*Material shown*:

======

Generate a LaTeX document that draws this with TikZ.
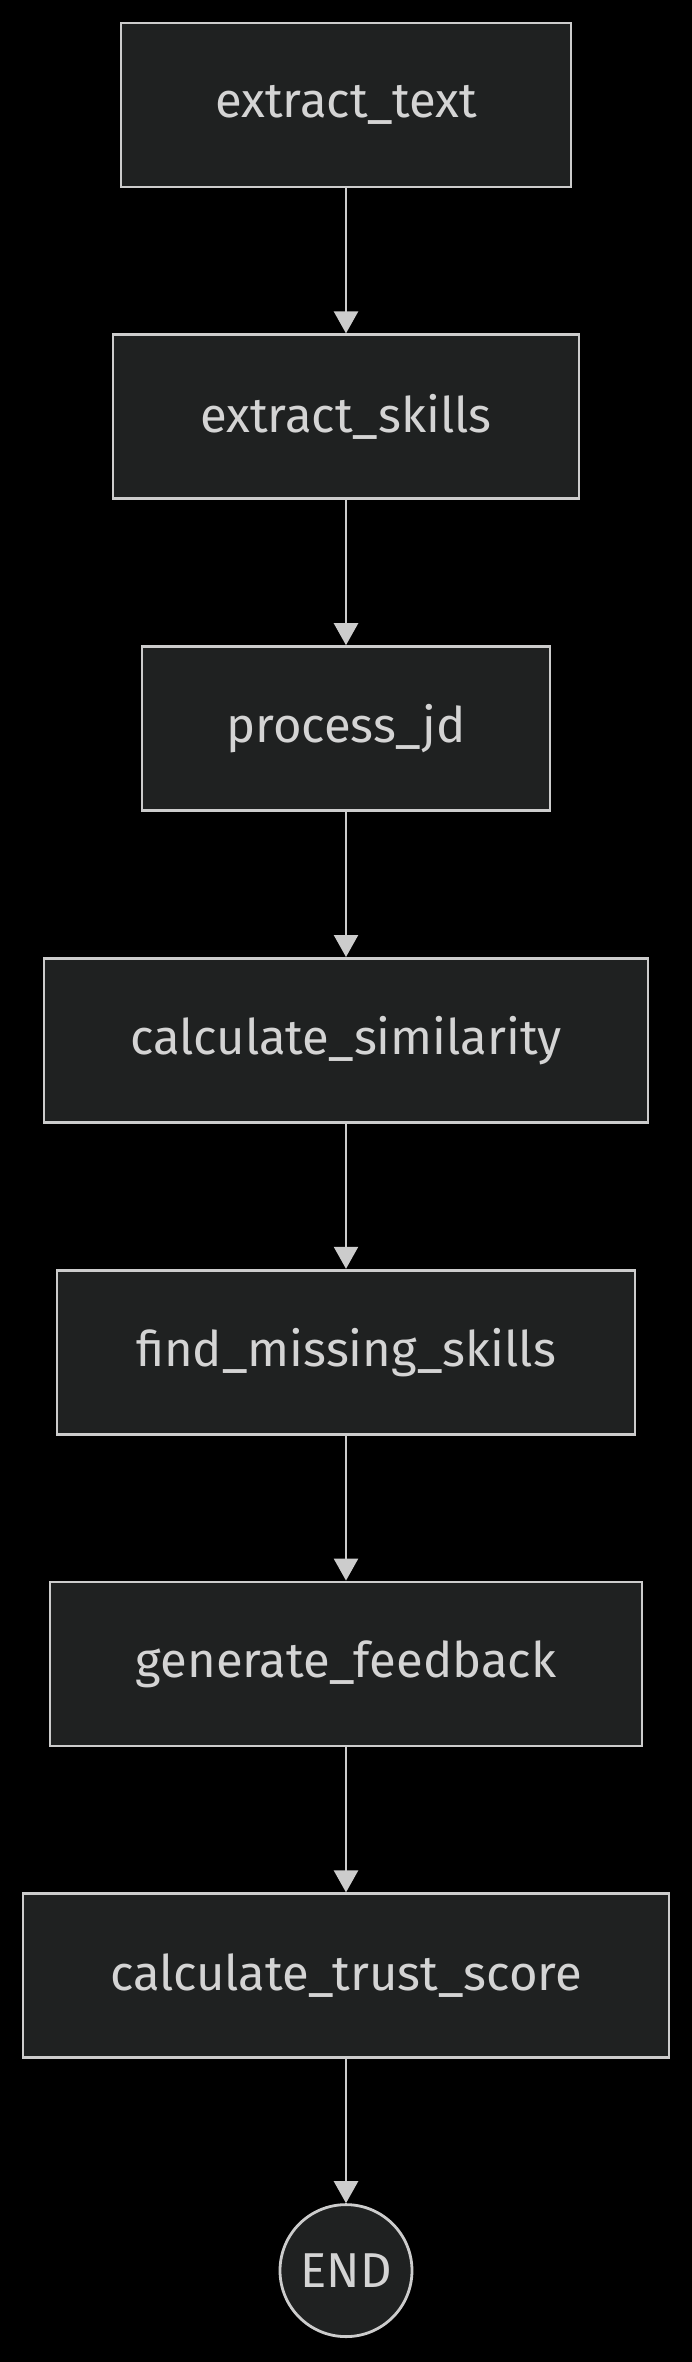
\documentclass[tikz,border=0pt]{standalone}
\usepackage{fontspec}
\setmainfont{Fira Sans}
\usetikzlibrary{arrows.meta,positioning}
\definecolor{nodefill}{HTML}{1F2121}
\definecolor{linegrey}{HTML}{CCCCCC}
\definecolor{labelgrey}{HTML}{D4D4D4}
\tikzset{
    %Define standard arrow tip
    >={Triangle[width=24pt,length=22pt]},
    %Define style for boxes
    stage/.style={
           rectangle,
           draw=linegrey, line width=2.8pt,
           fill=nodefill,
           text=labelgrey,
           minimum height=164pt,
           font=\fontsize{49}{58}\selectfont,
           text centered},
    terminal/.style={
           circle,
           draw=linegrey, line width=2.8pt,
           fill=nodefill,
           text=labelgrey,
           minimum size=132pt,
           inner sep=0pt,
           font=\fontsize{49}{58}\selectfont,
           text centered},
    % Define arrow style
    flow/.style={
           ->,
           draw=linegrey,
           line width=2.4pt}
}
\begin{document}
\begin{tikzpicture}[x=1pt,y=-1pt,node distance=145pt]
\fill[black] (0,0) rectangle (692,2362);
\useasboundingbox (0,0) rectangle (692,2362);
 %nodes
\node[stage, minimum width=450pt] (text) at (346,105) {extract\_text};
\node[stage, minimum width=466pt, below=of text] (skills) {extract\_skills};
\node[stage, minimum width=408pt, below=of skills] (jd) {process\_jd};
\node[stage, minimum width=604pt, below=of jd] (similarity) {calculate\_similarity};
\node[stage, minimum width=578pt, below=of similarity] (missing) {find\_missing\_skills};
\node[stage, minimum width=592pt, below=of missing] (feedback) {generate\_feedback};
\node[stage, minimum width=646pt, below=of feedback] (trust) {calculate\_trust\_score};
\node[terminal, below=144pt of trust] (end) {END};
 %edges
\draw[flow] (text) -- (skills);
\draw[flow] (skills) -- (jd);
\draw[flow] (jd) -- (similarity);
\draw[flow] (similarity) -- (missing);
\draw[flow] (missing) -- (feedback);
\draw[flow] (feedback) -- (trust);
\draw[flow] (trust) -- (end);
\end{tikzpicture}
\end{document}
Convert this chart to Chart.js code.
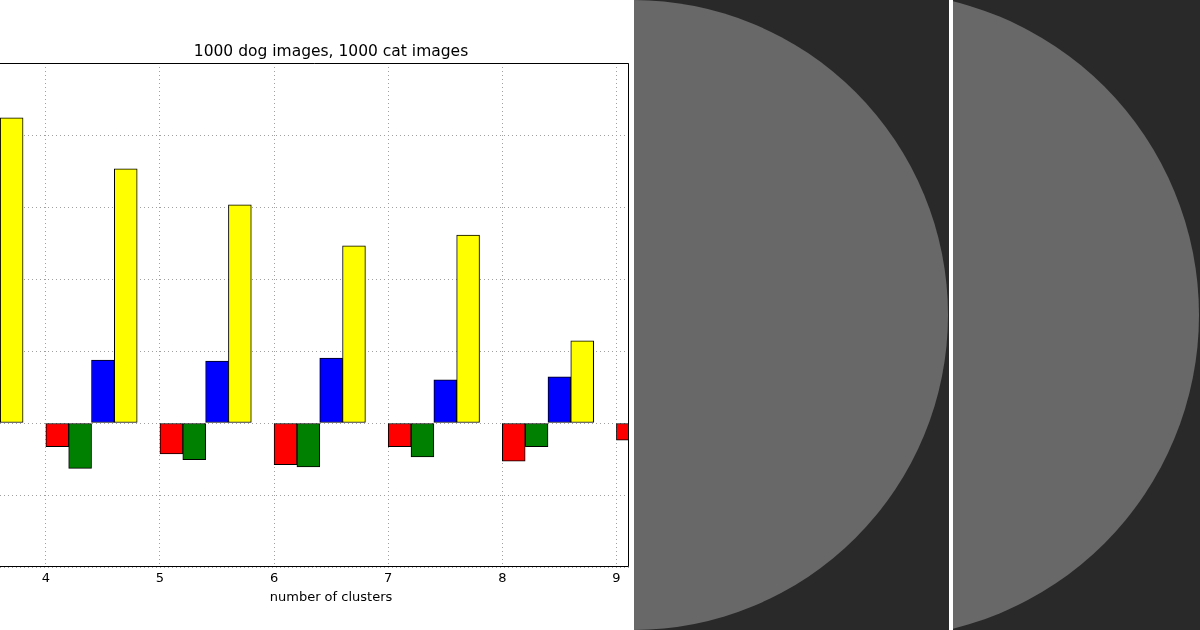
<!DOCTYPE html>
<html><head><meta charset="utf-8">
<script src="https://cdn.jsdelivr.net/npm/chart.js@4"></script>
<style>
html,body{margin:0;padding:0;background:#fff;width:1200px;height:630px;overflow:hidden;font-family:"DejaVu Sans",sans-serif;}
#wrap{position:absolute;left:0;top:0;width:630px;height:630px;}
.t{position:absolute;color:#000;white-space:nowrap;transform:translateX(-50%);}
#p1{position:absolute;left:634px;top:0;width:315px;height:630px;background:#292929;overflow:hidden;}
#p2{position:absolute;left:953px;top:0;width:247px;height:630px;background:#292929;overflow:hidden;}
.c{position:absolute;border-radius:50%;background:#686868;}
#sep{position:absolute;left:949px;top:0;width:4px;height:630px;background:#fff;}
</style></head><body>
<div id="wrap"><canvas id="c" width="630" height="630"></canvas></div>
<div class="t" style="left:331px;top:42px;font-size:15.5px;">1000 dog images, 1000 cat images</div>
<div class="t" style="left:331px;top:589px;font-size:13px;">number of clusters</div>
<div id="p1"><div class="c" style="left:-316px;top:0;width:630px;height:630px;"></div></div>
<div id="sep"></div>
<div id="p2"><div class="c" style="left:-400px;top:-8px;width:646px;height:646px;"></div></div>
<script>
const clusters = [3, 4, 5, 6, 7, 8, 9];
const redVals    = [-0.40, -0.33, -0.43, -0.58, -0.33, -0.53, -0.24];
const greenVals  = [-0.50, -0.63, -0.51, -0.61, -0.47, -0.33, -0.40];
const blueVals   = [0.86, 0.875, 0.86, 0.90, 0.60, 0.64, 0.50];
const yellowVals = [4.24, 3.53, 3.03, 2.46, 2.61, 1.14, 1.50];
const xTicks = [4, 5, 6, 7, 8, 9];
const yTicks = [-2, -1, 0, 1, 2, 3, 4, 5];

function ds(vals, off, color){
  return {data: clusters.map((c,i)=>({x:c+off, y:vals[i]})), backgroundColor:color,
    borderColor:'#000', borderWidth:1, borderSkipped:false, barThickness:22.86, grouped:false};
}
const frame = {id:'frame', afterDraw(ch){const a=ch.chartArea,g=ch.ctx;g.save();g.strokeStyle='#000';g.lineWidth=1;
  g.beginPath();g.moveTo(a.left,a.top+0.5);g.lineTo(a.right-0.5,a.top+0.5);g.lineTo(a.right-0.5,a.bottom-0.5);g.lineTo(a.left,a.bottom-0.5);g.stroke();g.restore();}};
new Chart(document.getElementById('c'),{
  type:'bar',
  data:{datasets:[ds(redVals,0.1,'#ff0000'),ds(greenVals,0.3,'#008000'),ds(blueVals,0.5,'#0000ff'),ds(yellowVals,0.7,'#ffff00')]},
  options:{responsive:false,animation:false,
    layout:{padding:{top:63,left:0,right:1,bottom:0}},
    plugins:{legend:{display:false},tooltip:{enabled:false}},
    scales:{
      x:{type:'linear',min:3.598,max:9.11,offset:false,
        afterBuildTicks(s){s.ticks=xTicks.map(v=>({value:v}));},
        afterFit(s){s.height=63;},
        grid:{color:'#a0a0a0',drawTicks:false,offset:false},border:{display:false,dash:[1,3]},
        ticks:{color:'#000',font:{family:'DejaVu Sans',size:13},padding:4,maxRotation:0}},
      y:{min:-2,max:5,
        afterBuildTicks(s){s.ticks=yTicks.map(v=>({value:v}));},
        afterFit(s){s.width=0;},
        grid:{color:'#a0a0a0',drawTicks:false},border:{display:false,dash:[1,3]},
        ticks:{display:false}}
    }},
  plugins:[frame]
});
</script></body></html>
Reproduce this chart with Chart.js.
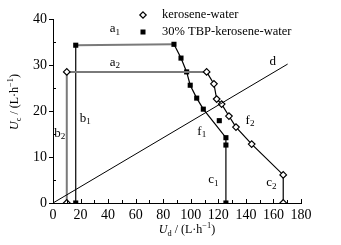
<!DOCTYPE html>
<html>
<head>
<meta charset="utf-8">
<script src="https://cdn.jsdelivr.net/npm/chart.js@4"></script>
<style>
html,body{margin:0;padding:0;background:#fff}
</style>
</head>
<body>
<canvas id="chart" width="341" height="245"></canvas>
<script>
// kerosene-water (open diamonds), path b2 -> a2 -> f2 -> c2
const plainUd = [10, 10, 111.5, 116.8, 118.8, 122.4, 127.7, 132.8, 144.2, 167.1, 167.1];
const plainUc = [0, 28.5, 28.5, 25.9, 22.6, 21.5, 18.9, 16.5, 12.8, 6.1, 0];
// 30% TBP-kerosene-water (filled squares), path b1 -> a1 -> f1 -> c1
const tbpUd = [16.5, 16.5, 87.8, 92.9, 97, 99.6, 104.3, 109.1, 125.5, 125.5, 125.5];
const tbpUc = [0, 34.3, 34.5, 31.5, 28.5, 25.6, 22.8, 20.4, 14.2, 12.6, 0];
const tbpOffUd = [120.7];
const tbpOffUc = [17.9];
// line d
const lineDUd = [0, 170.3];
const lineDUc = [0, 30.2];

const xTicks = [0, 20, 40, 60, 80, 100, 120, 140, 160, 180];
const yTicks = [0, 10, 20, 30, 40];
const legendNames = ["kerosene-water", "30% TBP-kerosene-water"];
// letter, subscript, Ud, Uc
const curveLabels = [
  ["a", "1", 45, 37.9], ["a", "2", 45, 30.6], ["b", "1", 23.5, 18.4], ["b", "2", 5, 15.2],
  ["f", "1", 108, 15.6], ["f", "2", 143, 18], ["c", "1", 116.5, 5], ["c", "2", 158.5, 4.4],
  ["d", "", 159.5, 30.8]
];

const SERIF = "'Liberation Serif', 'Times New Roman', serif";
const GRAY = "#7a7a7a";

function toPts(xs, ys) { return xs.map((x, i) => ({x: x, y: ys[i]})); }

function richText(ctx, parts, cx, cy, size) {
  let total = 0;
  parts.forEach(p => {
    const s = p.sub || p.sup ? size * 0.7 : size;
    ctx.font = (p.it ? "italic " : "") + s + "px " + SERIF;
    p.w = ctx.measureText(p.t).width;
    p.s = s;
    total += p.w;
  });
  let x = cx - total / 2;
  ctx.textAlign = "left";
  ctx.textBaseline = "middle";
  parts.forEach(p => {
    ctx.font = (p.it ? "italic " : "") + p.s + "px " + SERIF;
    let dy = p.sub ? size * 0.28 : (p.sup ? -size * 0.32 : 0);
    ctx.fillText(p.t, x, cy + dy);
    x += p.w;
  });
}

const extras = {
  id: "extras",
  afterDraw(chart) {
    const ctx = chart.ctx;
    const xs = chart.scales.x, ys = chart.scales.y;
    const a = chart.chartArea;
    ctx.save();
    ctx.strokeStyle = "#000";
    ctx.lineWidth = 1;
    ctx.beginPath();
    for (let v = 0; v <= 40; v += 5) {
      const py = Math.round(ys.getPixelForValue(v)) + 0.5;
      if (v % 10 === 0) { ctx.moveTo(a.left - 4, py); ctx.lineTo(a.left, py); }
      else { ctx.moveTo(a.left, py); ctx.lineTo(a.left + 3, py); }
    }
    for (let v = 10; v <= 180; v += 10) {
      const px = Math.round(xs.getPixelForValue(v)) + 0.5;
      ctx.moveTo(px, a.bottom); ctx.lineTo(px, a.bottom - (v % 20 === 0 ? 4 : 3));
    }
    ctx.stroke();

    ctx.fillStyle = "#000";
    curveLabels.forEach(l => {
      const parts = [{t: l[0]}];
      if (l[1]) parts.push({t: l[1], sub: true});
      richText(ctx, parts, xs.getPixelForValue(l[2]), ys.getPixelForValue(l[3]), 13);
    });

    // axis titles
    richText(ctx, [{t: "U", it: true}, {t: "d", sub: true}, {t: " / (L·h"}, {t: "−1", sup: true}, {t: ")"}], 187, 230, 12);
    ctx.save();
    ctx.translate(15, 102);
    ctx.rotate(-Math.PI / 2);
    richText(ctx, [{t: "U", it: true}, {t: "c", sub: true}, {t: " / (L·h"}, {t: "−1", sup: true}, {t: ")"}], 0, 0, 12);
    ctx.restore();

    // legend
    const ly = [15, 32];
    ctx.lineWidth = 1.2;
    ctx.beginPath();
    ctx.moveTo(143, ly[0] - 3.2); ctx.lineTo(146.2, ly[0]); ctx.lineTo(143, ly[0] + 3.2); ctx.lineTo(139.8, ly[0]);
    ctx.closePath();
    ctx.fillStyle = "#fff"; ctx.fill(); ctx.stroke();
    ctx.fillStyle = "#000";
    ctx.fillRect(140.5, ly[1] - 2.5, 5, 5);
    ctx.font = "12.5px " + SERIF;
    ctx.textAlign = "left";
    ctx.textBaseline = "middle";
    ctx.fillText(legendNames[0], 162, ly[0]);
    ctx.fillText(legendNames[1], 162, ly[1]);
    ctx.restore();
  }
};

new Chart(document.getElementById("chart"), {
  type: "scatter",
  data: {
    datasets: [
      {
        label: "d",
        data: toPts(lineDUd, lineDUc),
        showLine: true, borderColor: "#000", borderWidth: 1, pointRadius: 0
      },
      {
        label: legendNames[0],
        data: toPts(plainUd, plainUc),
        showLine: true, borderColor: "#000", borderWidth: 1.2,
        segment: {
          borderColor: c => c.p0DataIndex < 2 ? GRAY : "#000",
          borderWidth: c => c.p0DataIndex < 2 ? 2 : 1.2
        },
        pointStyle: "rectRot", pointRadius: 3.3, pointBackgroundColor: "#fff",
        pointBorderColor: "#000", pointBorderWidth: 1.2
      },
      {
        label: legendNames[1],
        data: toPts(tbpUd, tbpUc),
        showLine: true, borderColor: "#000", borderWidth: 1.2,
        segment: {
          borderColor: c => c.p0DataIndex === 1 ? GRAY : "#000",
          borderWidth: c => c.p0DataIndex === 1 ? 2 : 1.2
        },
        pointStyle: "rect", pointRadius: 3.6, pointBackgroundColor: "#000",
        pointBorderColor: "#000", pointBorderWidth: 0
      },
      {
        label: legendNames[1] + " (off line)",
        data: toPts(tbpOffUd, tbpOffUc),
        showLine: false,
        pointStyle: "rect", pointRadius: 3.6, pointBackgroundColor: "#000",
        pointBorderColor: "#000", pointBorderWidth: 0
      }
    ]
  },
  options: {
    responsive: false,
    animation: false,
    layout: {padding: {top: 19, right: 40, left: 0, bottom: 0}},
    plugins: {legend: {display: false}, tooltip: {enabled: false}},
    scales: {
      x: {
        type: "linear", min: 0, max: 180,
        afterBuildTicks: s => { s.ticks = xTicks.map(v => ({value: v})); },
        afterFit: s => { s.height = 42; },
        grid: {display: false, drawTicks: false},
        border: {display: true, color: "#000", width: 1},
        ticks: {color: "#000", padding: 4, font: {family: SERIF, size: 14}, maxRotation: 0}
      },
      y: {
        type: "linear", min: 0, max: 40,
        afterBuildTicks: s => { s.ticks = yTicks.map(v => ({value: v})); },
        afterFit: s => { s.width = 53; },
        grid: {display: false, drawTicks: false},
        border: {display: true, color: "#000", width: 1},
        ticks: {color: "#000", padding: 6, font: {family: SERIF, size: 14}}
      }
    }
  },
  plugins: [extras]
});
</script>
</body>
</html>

======

*Given request*: Each line that holds the word "with" should be extracted from the records.

*Solution*:
Generate a LaTeX document that draws this with TikZ.
Reproduce this chart with Chart.js.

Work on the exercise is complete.